2) In Person. A face-to-face party solicitation has obvious advantages. You can articulate your need for an RSVP and pair it with a pleading expression. It’s also likely more memorable than any other form of communication. Of course, it’s not always likely that you’ll run into the person in time for the event, and people tend to get nervous and give a lot of soft yeses when they’re pressed for a commitment in a face-to-face setting. So there is also . . .

3) Phone Call. Also quite memorable, but it can be difficult to get ahold of people. Leaving a voicemail is essentially throwing a sound bite into the garbage, so if they don’t pick up, you move on to:

4) Text. Texting is the preferred form of communication of our age. It’s impersonal, yes, but it is precisely because of this impersonality that people are likely to respond to a text; their response requires very little effort or social interaction. It’s also easy for you to follow up with them later if they don’t respond immediately. I admit a generational bias here and understand that not everyone feels texting is appropriate for an event, but—and I cannot emphasize this enough— it is clearly the greatest linguistic advance in human history, and everyone needs to get on board.

5) Written on a Bathroom Wall. It’s true you can’t ensure the intended guests will see it, or that you won’t be inviting undesirables, but it’s better than email.

6) Email. Nearly everyone whose career is even semi-modernized is drowning in emails, and sending out yet another one is tantamount to handing someone a high-maintenance houseplant as a gift while they are drowning in the ocean. Also, social emails tend to inadvertently compartmentalize fun party time in a space generally reserved for work or family, so it’s highly likely that your email invitation is sandwiched between your friends’ moms’ chain emails about FEMA camps and reprimands from their bosses for overly liberal interpretations of “Casual Friday.”

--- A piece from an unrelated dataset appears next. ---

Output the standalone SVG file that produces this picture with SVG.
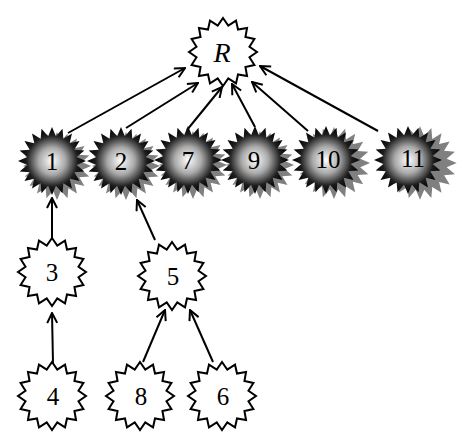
<svg xmlns="http://www.w3.org/2000/svg" xmlns:xlink="http://www.w3.org/1999/xlink" width="474" height="447" viewBox="0 0 474 447">
<style>
.wstar{fill:#fff;stroke:#000;stroke-width:2;stroke-linejoin:miter}
.dstar{fill:url(#dg)}
.shadow{fill:#808080}
.lbl{font-family:"Liberation Serif","DejaVu Serif",serif;font-size:25px;fill:#000;text-anchor:middle}
.edge{stroke:#000;stroke-width:2;fill:none;marker-end:url(#arr)}
</style>
<defs>
<radialGradient id="dg" cx="50%" cy="50%" r="50%">
<stop offset="0" stop-color="#ffffff"/>
<stop offset="0.4" stop-color="#a8a8a8"/>
<stop offset="0.75" stop-color="#1e1e1e"/>
<stop offset="1" stop-color="#000"/>
</radialGradient>
<marker id="arr" viewBox="0 0 12 12" refX="11" refY="6" markerWidth="12" markerHeight="12" markerUnits="userSpaceOnUse" orient="auto">
<path d="M1,1 L11,6 L1,11" fill="none" stroke="#000" stroke-width="2"/>
</marker>
<path id="ws" d="M0,-34 L5.27,-26.48 L13.01,-31.41 L15,-22.45 L24.04,-24.04 L22.45,-15 L31.41,-13.01 L26.48,-5.27 L34,0 L26.48,5.27 L31.41,13.01 L22.45,15 L24.04,24.04 L15,22.45 L13.01,31.41 L5.27,26.48 L0,34 L-5.27,26.48 L-13.01,31.41 L-15,22.45 L-24.04,24.04 L-22.45,15 L-31.41,13.01 L-26.48,5.27 L-34,0 L-26.48,-5.27 L-31.41,-13.01 L-22.45,-15 L-24.04,-24.04 L-15,-22.45 L-13.01,-31.41 L-5.27,-26.48 Z"/>
<path id="ds" d="M0,-34 L3.91,-24.69 L10.51,-32.34 L11.35,-22.28 L19.98,-27.51 L17.68,-17.68 L27.51,-19.98 L22.28,-11.35 L32.34,-10.51 L24.69,-3.91 L34,0 L24.69,3.91 L32.34,10.51 L22.28,11.35 L27.51,19.98 L17.68,17.68 L19.98,27.51 L11.35,22.28 L10.51,32.34 L3.91,24.69 L0,34 L-3.91,24.69 L-10.51,32.34 L-11.35,22.28 L-19.98,27.51 L-17.68,17.68 L-27.51,19.98 L-22.28,11.35 L-32.34,10.51 L-24.69,3.91 L-34,0 L-24.69,-3.91 L-32.34,-10.51 L-22.28,-11.35 L-27.51,-19.98 L-17.68,-17.68 L-19.98,-27.51 L-11.35,-22.28 L-10.51,-32.34 L-3.91,-24.69 Z"/>
</defs>
<rect width="474" height="447" fill="#fff"/>

<g id="edges">
<line class="edge" x1="68" y1="133" x2="185" y2="68"/>
<line class="edge" x1="126" y1="128" x2="198" y2="83"/>
<line class="edge" x1="187" y1="130" x2="222" y2="87"/>
<line class="edge" x1="255" y1="127" x2="232" y2="84"/>
<line class="edge" x1="308" y1="131" x2="252" y2="82"/>
<line class="edge" x1="378" y1="131" x2="260" y2="66"/>
<line class="edge" x1="52" y1="240" x2="52" y2="198"/>
<line class="edge" x1="155" y1="240" x2="137" y2="200"/>
<line class="edge" x1="53" y1="363" x2="52" y2="313"/>
<line class="edge" x1="143" y1="362" x2="165" y2="310"/>
<line class="edge" x1="213" y1="362" x2="190" y2="310"/>
</g>

<g id="node-R">
<use href="#ws" class="wstar" transform="translate(223,52)"/>
<text class="lbl" x="222" y="62" style="font-style:italic;font-size:28px">R</text>
</g>

<g id="node-1">
<use href="#ds" class="shadow" transform="translate(57,166)"/>
<use href="#ds" class="dstar" transform="translate(52,161)"/>
<text class="lbl" x="52" y="170">1</text>
</g>
<g id="node-2">
<use href="#ds" class="shadow" transform="translate(126,166)"/>
<use href="#ds" class="dstar" transform="translate(121,161)"/>
<text class="lbl" x="121" y="170">2</text>
</g>
<g id="node-7">
<use href="#ds" class="shadow" transform="translate(193,165)"/>
<use href="#ds" class="dstar" transform="translate(188,160)"/>
<text class="lbl" x="188" y="169">7</text>
</g>
<g id="node-9">
<use href="#ds" class="shadow" transform="translate(260,165)"/>
<use href="#ds" class="dstar" transform="translate(255,160)"/>
<text class="lbl" x="254" y="169">9</text>
</g>
<g id="node-10">
<use href="#ds" class="shadow" transform="translate(334,163) scale(1.06)"/>
<use href="#ds" class="dstar" transform="translate(326,160)"/>
<text class="lbl" x="328" y="168">10</text>
</g>
<g id="node-11">
<use href="#ds" class="shadow" transform="translate(420,163) scale(1.08)"/>
<use href="#ds" class="dstar" transform="translate(408,160)"/>
<text class="lbl" x="413" y="167">11</text>
</g>

<g id="node-3">
<use href="#ws" class="wstar" transform="translate(52,272)"/>
<text class="lbl" x="52" y="281">3</text>
</g>
<g id="node-5">
<use href="#ws" class="wstar" transform="translate(172,276)"/>
<text class="lbl" x="173" y="285">5</text>
</g>
<g id="node-4">
<use href="#ws" class="wstar" transform="translate(52,396)"/>
<text class="lbl" x="53" y="405">4</text>
</g>
<g id="node-8">
<use href="#ws" class="wstar" transform="translate(140,396)"/>
<text class="lbl" x="141" y="405">8</text>
</g>
<g id="node-6">
<use href="#ws" class="wstar" transform="translate(222,396)"/>
<text class="lbl" x="223" y="405">6</text>
</g>
</svg>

It’s nothing personal, enraged host—it’s just that your wonderful invitation to a wonderful time is now buried in a pile of miserable interactions. The brain does many things to preserve its sanity, and selective memory is one of them. Your would-be guests are most likely looking at your invite at work and mentally filing it away to respond later. But when most people get home, they manage to turn off the part of their brain that toils o’er the inbox. And that’s why there is literally only one conviviality-themed communiqué more fraught than the email . . .

7) Facebook Invite. If you are sending me a Facebook invitation to an actual party, I can only assume either a) you are casting a very wide net to a very low-key gathering of strangers, b) you are very young, or c) you are very old. The only other possibility I can think of is that you’re pranking me, or perhaps this is some sort of online update of the offensive thing where people throw shoes at someone to show disrespect. Facebook invites are ugly flyers stuffed in your mailbox without your consent and the people who send them should either be pitied or chastised.

The truth is that as much as we’d all like to believe that technology will simplify and alleviate the stress and labor of our social lives, it turns out that the internet only adds ever-more-complex layers of nuance and neurosis atop our already amply jittery social anxieties. Should your friends respond to the damn Evite? Of course! But we are not rational creatures, an affliction that humankind has attempted to alleviate with some of our greatest achievements—art, psychoanalysis, Marxism, and (yes) texting.